### What is expected
Carry none of the pictures over; set down the material below exactly.

### Data block
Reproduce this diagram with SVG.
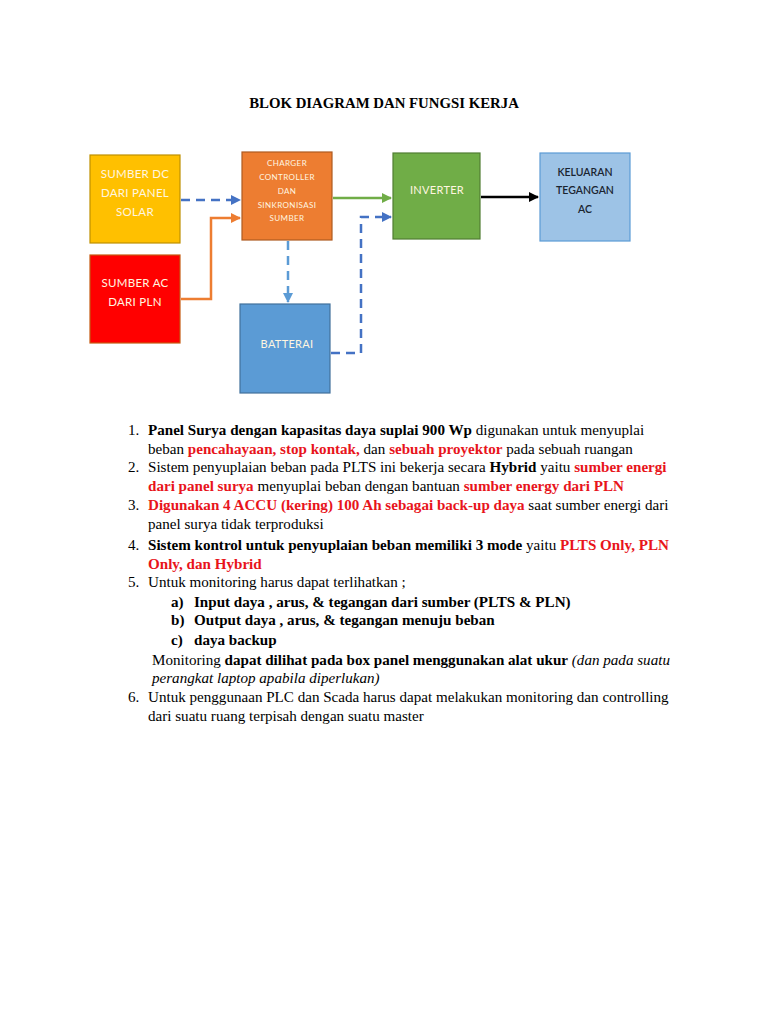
<svg xmlns="http://www.w3.org/2000/svg" width="768" height="1024" viewBox="0 0 768 1024">
<defs>
<style>
.box{stroke-width:1.2}
.bt{font-family:Lato,"Open Sans","Liberation Sans",sans-serif;text-anchor:middle;fill:#FFF6E0}
.t{font-family:"Liberation Serif","Times New Roman",serif;font-size:15.1px;fill:#000}
.b{font-weight:bold}
.r{fill:#E8141B;font-weight:bold}
.i{font-style:italic}
</style>
<marker id="ab" viewBox="0 0 10 10" refX="9" refY="5" markerWidth="4" markerHeight="4" orient="auto"><path d="M0,0 L10,5 L0,10 z" fill="#4472C4"/></marker>
<marker id="ao" viewBox="0 0 10 10" refX="9" refY="5" markerWidth="4" markerHeight="4" orient="auto"><path d="M0,0 L10,5 L0,10 z" fill="#ED7D31"/></marker>
<marker id="ag" viewBox="0 0 10 10" refX="9" refY="5" markerWidth="4" markerHeight="4" orient="auto"><path d="M0,0 L10,5 L0,10 z" fill="#70AD47"/></marker>
<marker id="ak" viewBox="0 0 10 10" refX="9" refY="5" markerWidth="4" markerHeight="4" orient="auto"><path d="M0,0 L10,5 L0,10 z" fill="#000"/></marker>
<marker id="al" viewBox="0 0 10 10" refX="9" refY="5" markerWidth="4" markerHeight="4" orient="auto"><path d="M0,0 L10,5 L0,10 z" fill="#5B9BD5"/></marker>
</defs>
<rect width="768" height="1024" fill="#fff"/>
<text x="384" y="108" text-anchor="middle" class="t b" style="font-size:14.8px">BLOK DIAGRAM DAN FUNGSI KERJA</text>

<g id="connectors" fill="none">
<path d="M181,200 H240" stroke="#4472C4" stroke-width="2.5" stroke-dasharray="9,6" marker-end="url(#ab)"/>
<path d="M181,299 H211 V218 H240" stroke="#ED7D31" stroke-width="2.5" marker-end="url(#ao)"/>
<path d="M333,198 H391" stroke="#70AD47" stroke-width="2.5" marker-end="url(#ag)"/>
<path d="M481,197 H538" stroke="#000" stroke-width="2.5" marker-end="url(#ak)"/>
<path d="M288,241 V302" stroke="#5B9BD5" stroke-width="2.5" stroke-dasharray="9,6" marker-end="url(#al)"/>
<path d="M331,353 H361 V217 H391" stroke="#4472C4" stroke-width="2.5" stroke-dasharray="9,6" marker-end="url(#ab)"/>
</g>

<g id="sumber-dc">
<rect class="box" x="90" y="155" width="90" height="88" fill="#FFC000" stroke="#BF9000"/>
<text class="bt" font-size="11.5" letter-spacing="0.3"><tspan x="135" y="178">SUMBER DC</tspan><tspan x="135" y="197">DARI PANEL</tspan><tspan x="135" y="216">SOLAR</tspan></text>
</g>
<g id="sumber-ac">
<rect class="box" x="90" y="255" width="90" height="88" fill="#FF0000" stroke="#C55A11"/>
<text class="bt" font-size="11.5" letter-spacing="0.3"><tspan x="135" y="287">SUMBER AC</tspan><tspan x="135" y="306">DARI PLN</tspan></text>
</g>
<g id="charger">
<rect class="box" x="242" y="152" width="90" height="88" fill="#ED7D31" stroke="#AE5A21"/>
<text class="bt" font-size="8" letter-spacing="0.4"><tspan x="287" y="166">CHARGER</tspan><tspan x="287" y="180">CONTROLLER</tspan><tspan x="287" y="194">DAN</tspan><tspan x="287" y="208">SINKRONISASI</tspan><tspan x="287" y="221">SUMBER</tspan></text>
</g>
<g id="inverter">
<rect class="box" x="393" y="153" width="87" height="86" fill="#70AD47" stroke="#507E32"/>
<text class="bt" font-size="11" letter-spacing="0.3" x="437" y="194">INVERTER</text>
</g>
<g id="keluaran">
<rect class="box" x="540" y="153" width="90" height="88" fill="#9DC3E6" stroke="#5B9BD5"/>
<text class="bt" font-size="10.5" style="fill:#1A2430;font-weight:600"><tspan x="585" y="176">KELUARAN</tspan><tspan x="585" y="194">TEGANGAN</tspan><tspan x="585" y="213">AC</tspan></text>
</g>
<g id="batterai">
<rect class="box" x="240" y="304" width="90" height="89" fill="#5B9BD5" stroke="#41719C"/>
<text class="bt" font-size="11" letter-spacing="0.3" x="287" y="348">BATTERAI</text>
</g>

<g id="list">
<text class="t" x="128" y="435">1.</text>
<text class="t" x="148" y="435"><tspan class="b">Panel Surya dengan kapasitas daya suplai 900 Wp</tspan> digunakan untuk menyuplai</text>
<text class="t" x="148" y="454">beban <tspan class="r">pencahayaan, stop kontak,</tspan> dan <tspan class="r">sebuah proyektor</tspan> pada sebuah ruangan</text>
<text class="t" x="128" y="472">2.</text>
<text class="t" x="148" y="472">Sistem penyuplaian beban pada PLTS ini bekerja secara <tspan class="b">Hybrid</tspan> yaitu <tspan class="r">sumber energi</tspan></text>
<text class="t" x="148" y="491"><tspan class="r">dari panel surya</tspan> menyuplai beban dengan bantuan <tspan class="r">sumber energy dari PLN</tspan></text>
<text class="t" x="128" y="510">3.</text>
<text class="t" x="148" y="510"><tspan class="r">Digunakan 4 ACCU (kering) 100 Ah sebagai back-up daya</tspan> saat sumber energi dari</text>
<text class="t" x="148" y="529">panel surya tidak terproduksi</text>
<text class="t" x="128" y="550">4.</text>
<text class="t" x="148" y="550"><tspan class="b">Sistem kontrol untuk penyuplaian beban memiliki 3 mode</tspan> yaitu <tspan class="r">PLTS Only, PLN</tspan></text>
<text class="t" x="148" y="569"><tspan class="r">Only, dan Hybrid</tspan></text>
<text class="t" x="128" y="587">5.</text>
<text class="t" x="148" y="587">Untuk monitoring harus dapat terlihatkan ;</text>
<text class="t b" x="171" y="607">a)</text>
<text class="t b" x="194" y="607">Input daya , arus, &amp; tegangan dari sumber (PLTS &amp; PLN)</text>
<text class="t b" x="171" y="625">b)</text>
<text class="t b" x="194" y="625">Output daya , arus, &amp; tegangan menuju beban</text>
<text class="t b" x="171" y="645">c)</text>
<text class="t b" x="194" y="645">daya backup</text>
<text class="t" x="152" y="665">Monitoring <tspan class="b">dapat dilihat pada box panel menggunakan alat ukur</tspan> <tspan class="i">(dan pada suatu</tspan></text>
<text class="t i" x="152" y="683">perangkat laptop apabila diperlukan)</text>
<text class="t" x="128" y="702">6.</text>
<text class="t" x="148" y="702">Untuk penggunaan PLC dan Scada harus dapat melakukan monitoring dan controlling</text>
<text class="t" x="148" y="721">dari suatu ruang terpisah dengan suatu master</text>
</g>
</svg>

### Written solution
Reproduce this diagram with SVG.
<svg xmlns="http://www.w3.org/2000/svg" width="768" height="1024" viewBox="0 0 768 1024">
<defs>
<style>
.box{stroke-width:1.2}
.bt{font-family:Lato,"Open Sans","Liberation Sans",sans-serif;text-anchor:middle;fill:#FFF6E0}
.t{font-family:"Liberation Serif","Times New Roman",serif;font-size:15.1px;fill:#000}
.b{font-weight:bold}
.r{fill:#E8141B;font-weight:bold}
.i{font-style:italic}
</style>
<marker id="ab" viewBox="0 0 10 10" refX="9" refY="5" markerWidth="4" markerHeight="4" orient="auto"><path d="M0,0 L10,5 L0,10 z" fill="#4472C4"/></marker>
<marker id="ao" viewBox="0 0 10 10" refX="9" refY="5" markerWidth="4" markerHeight="4" orient="auto"><path d="M0,0 L10,5 L0,10 z" fill="#ED7D31"/></marker>
<marker id="ag" viewBox="0 0 10 10" refX="9" refY="5" markerWidth="4" markerHeight="4" orient="auto"><path d="M0,0 L10,5 L0,10 z" fill="#70AD47"/></marker>
<marker id="ak" viewBox="0 0 10 10" refX="9" refY="5" markerWidth="4" markerHeight="4" orient="auto"><path d="M0,0 L10,5 L0,10 z" fill="#000"/></marker>
<marker id="al" viewBox="0 0 10 10" refX="9" refY="5" markerWidth="4" markerHeight="4" orient="auto"><path d="M0,0 L10,5 L0,10 z" fill="#5B9BD5"/></marker>
</defs>
<rect width="768" height="1024" fill="#fff"/>
<text x="384" y="108" text-anchor="middle" class="t b" style="font-size:14.8px">BLOK DIAGRAM DAN FUNGSI KERJA</text>

<g id="connectors" fill="none">
<path d="M181,200 H240" stroke="#4472C4" stroke-width="2.5" stroke-dasharray="9,6" marker-end="url(#ab)"/>
<path d="M181,299 H211 V218 H240" stroke="#ED7D31" stroke-width="2.5" marker-end="url(#ao)"/>
<path d="M333,198 H391" stroke="#70AD47" stroke-width="2.5" marker-end="url(#ag)"/>
<path d="M481,197 H538" stroke="#000" stroke-width="2.5" marker-end="url(#ak)"/>
<path d="M288,241 V302" stroke="#5B9BD5" stroke-width="2.5" stroke-dasharray="9,6" marker-end="url(#al)"/>
<path d="M331,353 H361 V217 H391" stroke="#4472C4" stroke-width="2.5" stroke-dasharray="9,6" marker-end="url(#ab)"/>
</g>

<g id="sumber-dc">
<rect class="box" x="90" y="155" width="90" height="88" fill="#FFC000" stroke="#BF9000"/>
<text class="bt" font-size="11.5" letter-spacing="0.3"><tspan x="135" y="178">SUMBER DC</tspan><tspan x="135" y="197">DARI PANEL</tspan><tspan x="135" y="216">SOLAR</tspan></text>
</g>
<g id="sumber-ac">
<rect class="box" x="90" y="255" width="90" height="88" fill="#FF0000" stroke="#C55A11"/>
<text class="bt" font-size="11.5" letter-spacing="0.3"><tspan x="135" y="287">SUMBER AC</tspan><tspan x="135" y="306">DARI PLN</tspan></text>
</g>
<g id="charger">
<rect class="box" x="242" y="152" width="90" height="88" fill="#ED7D31" stroke="#AE5A21"/>
<text class="bt" font-size="8" letter-spacing="0.4"><tspan x="287" y="166">CHARGER</tspan><tspan x="287" y="180">CONTROLLER</tspan><tspan x="287" y="194">DAN</tspan><tspan x="287" y="208">SINKRONISASI</tspan><tspan x="287" y="221">SUMBER</tspan></text>
</g>
<g id="inverter">
<rect class="box" x="393" y="153" width="87" height="86" fill="#70AD47" stroke="#507E32"/>
<text class="bt" font-size="11" letter-spacing="0.3" x="437" y="194">INVERTER</text>
</g>
<g id="keluaran">
<rect class="box" x="540" y="153" width="90" height="88" fill="#9DC3E6" stroke="#5B9BD5"/>
<text class="bt" font-size="10.5" style="fill:#1A2430;font-weight:600"><tspan x="585" y="176">KELUARAN</tspan><tspan x="585" y="194">TEGANGAN</tspan><tspan x="585" y="213">AC</tspan></text>
</g>
<g id="batterai">
<rect class="box" x="240" y="304" width="90" height="89" fill="#5B9BD5" stroke="#41719C"/>
<text class="bt" font-size="11" letter-spacing="0.3" x="287" y="348">BATTERAI</text>
</g>

<g id="list">
<text class="t" x="128" y="435">1.</text>
<text class="t" x="148" y="435"><tspan class="b">Panel Surya dengan kapasitas daya suplai 900 Wp</tspan> digunakan untuk menyuplai</text>
<text class="t" x="148" y="454">beban <tspan class="r">pencahayaan, stop kontak,</tspan> dan <tspan class="r">sebuah proyektor</tspan> pada sebuah ruangan</text>
<text class="t" x="128" y="472">2.</text>
<text class="t" x="148" y="472">Sistem penyuplaian beban pada PLTS ini bekerja secara <tspan class="b">Hybrid</tspan> yaitu <tspan class="r">sumber energi</tspan></text>
<text class="t" x="148" y="491"><tspan class="r">dari panel surya</tspan> menyuplai beban dengan bantuan <tspan class="r">sumber energy dari PLN</tspan></text>
<text class="t" x="128" y="510">3.</text>
<text class="t" x="148" y="510"><tspan class="r">Digunakan 4 ACCU (kering) 100 Ah sebagai back-up daya</tspan> saat sumber energi dari</text>
<text class="t" x="148" y="529">panel surya tidak terproduksi</text>
<text class="t" x="128" y="550">4.</text>
<text class="t" x="148" y="550"><tspan class="b">Sistem kontrol untuk penyuplaian beban memiliki 3 mode</tspan> yaitu <tspan class="r">PLTS Only, PLN</tspan></text>
<text class="t" x="148" y="569"><tspan class="r">Only, dan Hybrid</tspan></text>
<text class="t" x="128" y="587">5.</text>
<text class="t" x="148" y="587">Untuk monitoring harus dapat terlihatkan ;</text>
<text class="t b" x="171" y="607">a)</text>
<text class="t b" x="194" y="607">Input daya , arus, &amp; tegangan dari sumber (PLTS &amp; PLN)</text>
<text class="t b" x="171" y="625">b)</text>
<text class="t b" x="194" y="625">Output daya , arus, &amp; tegangan menuju beban</text>
<text class="t b" x="171" y="645">c)</text>
<text class="t b" x="194" y="645">daya backup</text>
<text class="t" x="152" y="665">Monitoring <tspan class="b">dapat dilihat pada box panel menggunakan alat ukur</tspan> <tspan class="i">(dan pada suatu</tspan></text>
<text class="t i" x="152" y="683">perangkat laptop apabila diperlukan)</text>
<text class="t" x="128" y="702">6.</text>
<text class="t" x="148" y="702">Untuk penggunaan PLC dan Scada harus dapat melakukan monitoring dan controlling</text>
<text class="t" x="148" y="721">dari suatu ruang terpisah dengan suatu master</text>
</g>
</svg>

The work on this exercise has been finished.